One I’d forgotten from Gibbon. OED reminds me what it means:
< French caducité, as if < Latin *cadūcitātem , < cadūcus : see caducous adj. [ultimately from Latin cadere, to fall]
1. Tendency to fall; quality of being perishable or fleeting; transitoriness, frailty.
1793 W. Roberts Looker-on No. 47. 375 One of those evenings of autumn when the chilling damps of the air, and the caducity of nature, deepen the gloom of a melancholy mind.
2. esp. The infirmity of old age, senility.
1769 Ld. Chesterfield Let. 11 Oct. (1932) (modernized text) VI. 2896 This melancholic proof of my caducity.
1776–88 Gibbon Decline & Fall lxi. (R.) Count Henry assumed the regency of the empire, at once in a state of childhood and caducity. [Bingo!]
3. Roman Law. Lapse of a testamentary gift.
1875 E. Poste tr. Gaius Institutionum Iuris Civilis (ed. 2) ii. 264 The leges caducariæ, which fixed the conditions of caducity.
4. Zool. and Bot. Quality of being caducous.
1881 J. S. Gardner in Nature 26 May 75/1 The spores become detached before germination..this caducity always characterises the microspore.
And small wonder that I forgot it. OED estimates its frequency at almost the lowest level.

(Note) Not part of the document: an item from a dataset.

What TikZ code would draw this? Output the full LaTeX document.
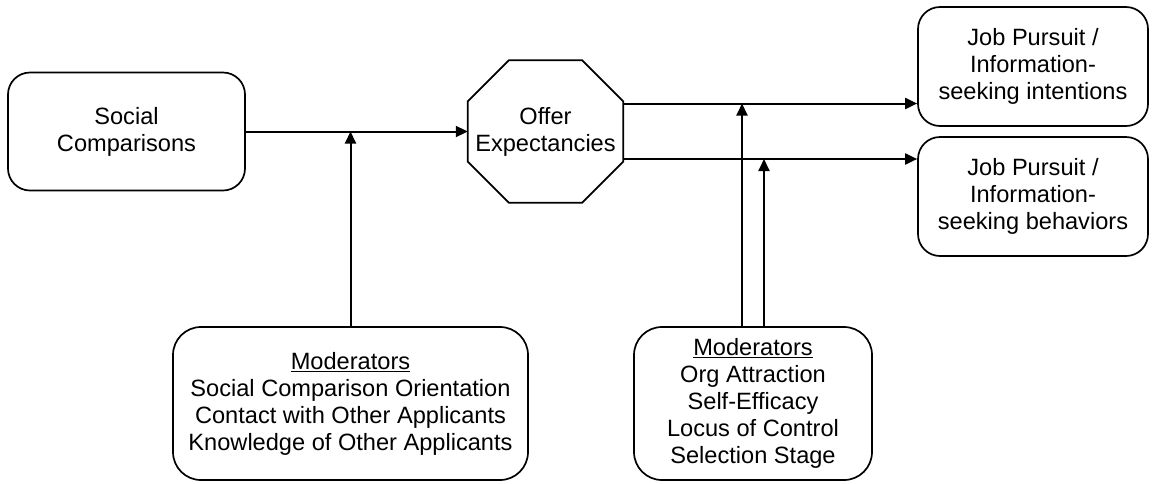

This word belongs in Frequency Band 2. Band 2 contains words which occur fewer than 0.01 times per million words in typical modern English usage. These are almost exclusively terms which are not part of normal discourse and would be unknown to most people. Many are technical terms from specialized discourses. Examples taken from the most frequently attested part of the band include decanate, ennead and scintillometer (nouns)…

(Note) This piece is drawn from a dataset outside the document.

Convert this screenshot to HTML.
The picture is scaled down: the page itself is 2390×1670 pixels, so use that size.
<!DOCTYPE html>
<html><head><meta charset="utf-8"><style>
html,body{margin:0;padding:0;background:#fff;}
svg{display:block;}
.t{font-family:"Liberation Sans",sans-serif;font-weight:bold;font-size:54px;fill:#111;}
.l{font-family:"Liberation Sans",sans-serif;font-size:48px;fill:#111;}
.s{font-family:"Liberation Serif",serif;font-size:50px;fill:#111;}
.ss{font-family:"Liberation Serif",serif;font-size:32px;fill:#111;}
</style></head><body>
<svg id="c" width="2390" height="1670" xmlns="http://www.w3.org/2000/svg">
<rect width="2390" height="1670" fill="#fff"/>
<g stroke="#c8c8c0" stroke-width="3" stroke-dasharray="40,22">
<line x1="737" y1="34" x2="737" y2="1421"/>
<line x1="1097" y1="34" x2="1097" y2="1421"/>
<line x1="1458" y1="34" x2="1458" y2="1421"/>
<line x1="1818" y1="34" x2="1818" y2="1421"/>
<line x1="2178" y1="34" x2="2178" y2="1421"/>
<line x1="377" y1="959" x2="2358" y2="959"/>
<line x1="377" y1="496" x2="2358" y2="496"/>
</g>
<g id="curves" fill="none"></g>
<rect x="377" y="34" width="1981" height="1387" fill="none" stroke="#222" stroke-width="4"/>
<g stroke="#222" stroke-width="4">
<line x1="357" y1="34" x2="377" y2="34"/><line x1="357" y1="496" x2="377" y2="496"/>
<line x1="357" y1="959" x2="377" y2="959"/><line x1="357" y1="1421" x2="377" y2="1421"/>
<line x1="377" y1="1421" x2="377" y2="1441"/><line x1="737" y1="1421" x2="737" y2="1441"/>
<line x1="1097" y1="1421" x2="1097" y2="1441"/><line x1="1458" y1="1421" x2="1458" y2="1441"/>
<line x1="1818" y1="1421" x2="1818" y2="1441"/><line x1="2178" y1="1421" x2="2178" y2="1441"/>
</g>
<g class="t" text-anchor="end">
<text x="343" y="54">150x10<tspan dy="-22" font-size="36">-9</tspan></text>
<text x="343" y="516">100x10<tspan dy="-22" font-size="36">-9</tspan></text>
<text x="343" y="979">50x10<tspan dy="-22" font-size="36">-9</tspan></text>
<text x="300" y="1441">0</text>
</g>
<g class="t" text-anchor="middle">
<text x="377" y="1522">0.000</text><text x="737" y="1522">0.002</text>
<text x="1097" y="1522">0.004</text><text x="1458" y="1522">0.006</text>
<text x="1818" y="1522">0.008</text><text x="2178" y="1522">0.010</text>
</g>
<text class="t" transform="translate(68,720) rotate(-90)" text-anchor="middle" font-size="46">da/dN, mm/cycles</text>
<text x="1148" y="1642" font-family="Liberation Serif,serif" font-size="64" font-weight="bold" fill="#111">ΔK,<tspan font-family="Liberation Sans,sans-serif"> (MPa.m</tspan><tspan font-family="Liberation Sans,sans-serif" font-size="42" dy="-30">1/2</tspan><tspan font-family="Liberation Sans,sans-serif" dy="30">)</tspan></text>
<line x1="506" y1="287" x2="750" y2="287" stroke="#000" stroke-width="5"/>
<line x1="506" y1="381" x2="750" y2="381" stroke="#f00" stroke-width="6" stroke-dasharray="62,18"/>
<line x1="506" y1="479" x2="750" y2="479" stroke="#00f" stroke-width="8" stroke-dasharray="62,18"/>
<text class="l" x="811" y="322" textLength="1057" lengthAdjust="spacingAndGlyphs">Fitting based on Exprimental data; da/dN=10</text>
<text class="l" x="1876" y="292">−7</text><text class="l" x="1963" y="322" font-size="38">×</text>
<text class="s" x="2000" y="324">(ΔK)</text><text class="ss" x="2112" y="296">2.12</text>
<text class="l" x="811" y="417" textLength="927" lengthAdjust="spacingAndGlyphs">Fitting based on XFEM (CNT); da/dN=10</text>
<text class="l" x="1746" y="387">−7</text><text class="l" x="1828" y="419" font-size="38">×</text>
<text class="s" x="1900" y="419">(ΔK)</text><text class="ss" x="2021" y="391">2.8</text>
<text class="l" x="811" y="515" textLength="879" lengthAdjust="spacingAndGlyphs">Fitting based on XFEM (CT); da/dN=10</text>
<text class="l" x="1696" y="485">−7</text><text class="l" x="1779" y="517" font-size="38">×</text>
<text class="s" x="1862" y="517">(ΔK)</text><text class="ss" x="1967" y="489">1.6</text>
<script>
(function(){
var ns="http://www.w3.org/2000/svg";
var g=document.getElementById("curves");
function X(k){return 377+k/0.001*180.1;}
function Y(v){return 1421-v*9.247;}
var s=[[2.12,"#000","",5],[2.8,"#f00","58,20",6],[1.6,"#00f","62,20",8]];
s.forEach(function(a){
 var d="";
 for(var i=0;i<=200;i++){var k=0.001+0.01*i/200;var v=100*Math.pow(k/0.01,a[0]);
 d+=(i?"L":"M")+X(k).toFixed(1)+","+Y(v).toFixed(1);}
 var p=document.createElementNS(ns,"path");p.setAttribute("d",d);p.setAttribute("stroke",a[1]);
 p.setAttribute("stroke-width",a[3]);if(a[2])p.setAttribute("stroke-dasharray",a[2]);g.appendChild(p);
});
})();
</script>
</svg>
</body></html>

BTW there’s an excellent article in OED on calculating frequency which I found very instructive.
OED gives examples of words in Band 1, the lowest frequency band, so low that no percntage can be given for frequency of occurrence per million words. See how many you know or can even guess at (I scored a big fat zero.)
abaptiston, abaxile, grithbreach, gurhofite, zarnich, zeagonite.